Thankfully, there is a way to bring the DEFCON level back down. Officers will be found among the troops in many missions, and if a spy captures the officer, then the DEFCON level will lower. However, if the DEFCON level reaches its lowest point, then a countdown will begin. Reach the launch console at the very end of the bunker before the countdown ends or the Moon is gone and the game is over. Overall, once the spy reaches the launch console, then the mission is complete, but the game only progresses if the plans are found.

Counterspy's gameplay works as one would expect a side-scroller would until the spy moves into cover. At this point, the view switches to third person, where the spy has the ability to aim and shoot. In cover, the spy remains hidden until spotted or starts a ruckus. The spy is seemingly invulnerable to shots in cover, but enemies may toss grenades to flush the operative out or even move in for hand-to-hand assault. The shooting mechanics in cover work extremely well, and this added dimension not only serves to engage in a broader combat view than a normal side-scroller but also allows the gamer to size up enemies and their movements before taking action. Like many stealth-action games, the gamer has to choose whether to sneak or strike, bringing in a stealth element a la Metal Gear Solid (including the all-too-familiar above-head punctuation!). Firing a non-silenced weapon or blowing up explosives at any level will alert other soldiers to your presence. Once the enemy gets wind of you, they will send out an alert, which raises the DEFCON meter. So going in guns blazing works at times, but usually that tactic ends in disaster. I found the most enjoyable experience was to take out foes that I couldn’t sneak by with hand-to-hand attacks or a precisely aimed headshot with a silenced weapon. Regardless of tactic, you can forget about using walkthroughs to help you along. Each mission consists of randomly generated levels, so each attempt at a mission will be relatively new, regardless how many times you play.

The gamer must also weigh the risk and rewards of exploring the various levels. Exploring the multiple platforms, or even elevators that descend to optional lower levels, may yield weapon plans or formulas that will give the spy an advantage in future missions or health and ammo for the current endeavor.

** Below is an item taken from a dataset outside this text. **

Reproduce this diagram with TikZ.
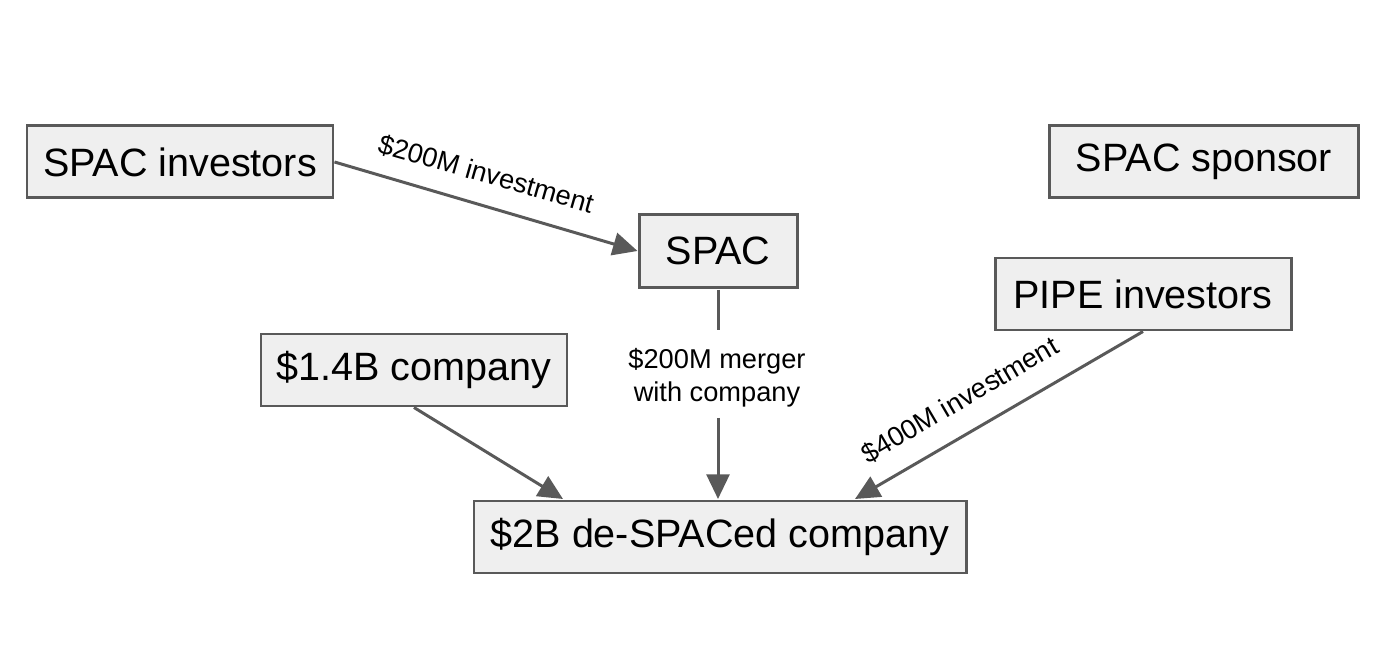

If the gamer takes a direct approach and foregoes exploring, the chances of successfully completing the mission with a better DEFCON level is higher, but there will be much loot left behind. Then again, whatever DEFCON level you end your current mission on is where you start on the next. Counterspy achieves an excellent level of balance in these decisions and strings missions together brilliantly at the same time. I found myself trying to decide if I was willing to risk a DEFCON hit for the last schematic of that atomic shotgun I so desperately want or if I would just chicken out and make a break for the console. On several occasions, I made the wrong choice and had to make a mad dash to the end and save the Moon.